▶ **STATED TASK**
Reply with one number only: the count of lines below that contain the word "code".

▶ **WORKING DATA**
::::
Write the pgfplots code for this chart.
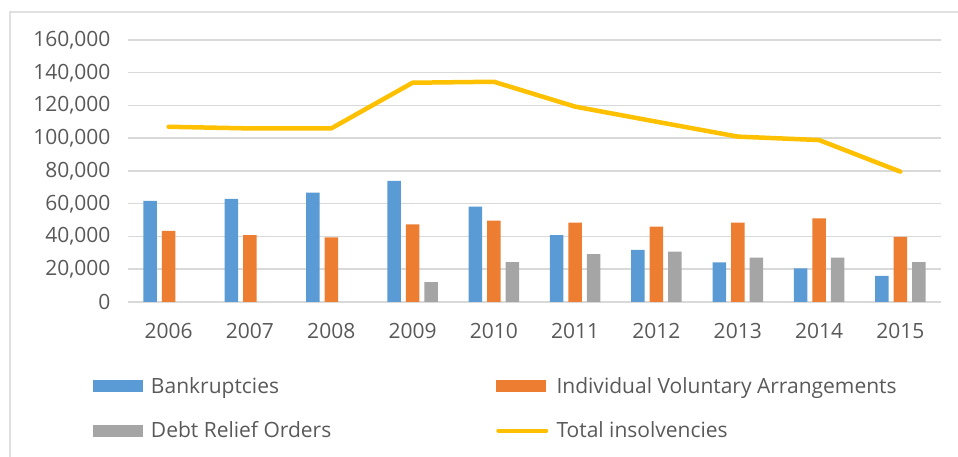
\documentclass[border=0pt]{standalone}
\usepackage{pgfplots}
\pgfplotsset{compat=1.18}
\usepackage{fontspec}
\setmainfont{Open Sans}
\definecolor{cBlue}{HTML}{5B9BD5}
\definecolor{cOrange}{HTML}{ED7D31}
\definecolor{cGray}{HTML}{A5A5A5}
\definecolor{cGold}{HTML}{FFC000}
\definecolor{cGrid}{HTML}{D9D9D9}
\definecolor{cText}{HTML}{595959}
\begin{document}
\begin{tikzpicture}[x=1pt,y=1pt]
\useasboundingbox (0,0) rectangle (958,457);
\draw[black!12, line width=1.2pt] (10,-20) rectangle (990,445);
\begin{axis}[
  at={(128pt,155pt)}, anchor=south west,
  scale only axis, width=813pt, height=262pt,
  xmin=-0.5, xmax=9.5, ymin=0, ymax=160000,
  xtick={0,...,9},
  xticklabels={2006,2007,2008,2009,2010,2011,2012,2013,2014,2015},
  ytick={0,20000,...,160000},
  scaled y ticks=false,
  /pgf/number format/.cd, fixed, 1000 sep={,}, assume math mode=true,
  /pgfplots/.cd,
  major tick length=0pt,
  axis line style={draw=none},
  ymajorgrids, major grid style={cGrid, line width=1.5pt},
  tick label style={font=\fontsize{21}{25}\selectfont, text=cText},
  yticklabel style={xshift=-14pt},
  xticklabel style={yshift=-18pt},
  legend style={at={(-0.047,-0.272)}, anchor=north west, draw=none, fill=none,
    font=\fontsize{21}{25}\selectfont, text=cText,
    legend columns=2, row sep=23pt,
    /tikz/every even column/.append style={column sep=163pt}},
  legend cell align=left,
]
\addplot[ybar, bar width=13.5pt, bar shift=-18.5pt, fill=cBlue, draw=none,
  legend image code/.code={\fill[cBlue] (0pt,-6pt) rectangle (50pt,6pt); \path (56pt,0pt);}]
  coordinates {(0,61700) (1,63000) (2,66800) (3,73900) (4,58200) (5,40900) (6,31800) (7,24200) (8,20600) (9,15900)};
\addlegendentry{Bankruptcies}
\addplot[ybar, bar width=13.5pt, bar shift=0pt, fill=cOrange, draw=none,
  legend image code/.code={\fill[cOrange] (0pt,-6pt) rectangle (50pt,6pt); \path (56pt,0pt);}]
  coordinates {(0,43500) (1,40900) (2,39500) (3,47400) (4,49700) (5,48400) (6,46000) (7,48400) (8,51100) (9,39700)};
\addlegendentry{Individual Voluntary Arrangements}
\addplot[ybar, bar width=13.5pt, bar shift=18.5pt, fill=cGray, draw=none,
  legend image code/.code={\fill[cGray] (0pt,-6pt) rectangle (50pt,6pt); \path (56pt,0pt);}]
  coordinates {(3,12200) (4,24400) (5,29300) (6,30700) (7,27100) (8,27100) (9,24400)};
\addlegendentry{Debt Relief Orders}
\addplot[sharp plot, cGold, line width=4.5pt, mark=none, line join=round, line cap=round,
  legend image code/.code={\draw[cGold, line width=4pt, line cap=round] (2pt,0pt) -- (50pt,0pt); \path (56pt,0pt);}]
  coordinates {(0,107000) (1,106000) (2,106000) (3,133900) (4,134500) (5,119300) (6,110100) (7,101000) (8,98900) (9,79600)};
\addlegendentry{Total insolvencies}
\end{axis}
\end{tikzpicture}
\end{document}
::::
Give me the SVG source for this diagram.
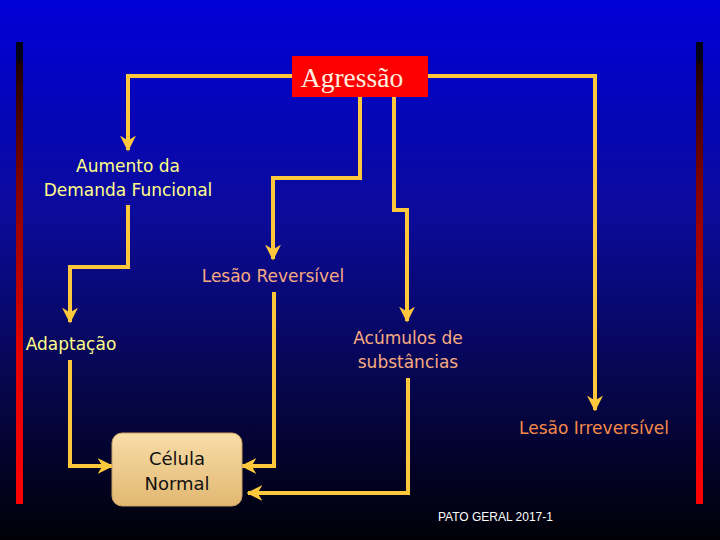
::::
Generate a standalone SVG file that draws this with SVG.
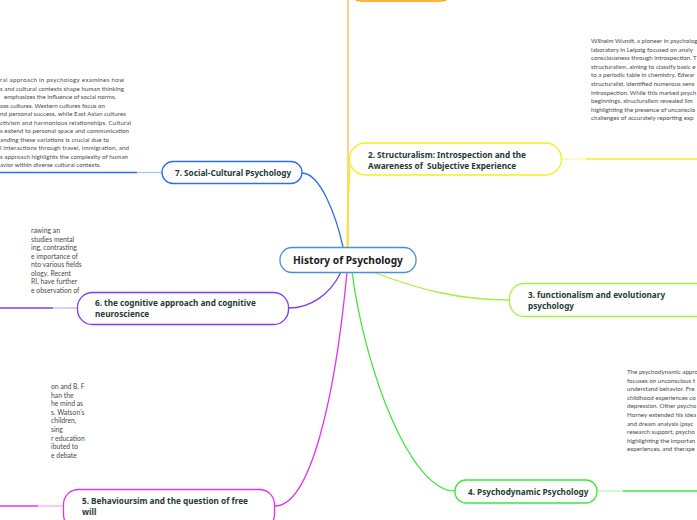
::::
▶ **RESPONSE TO THIS EXERCISE**
5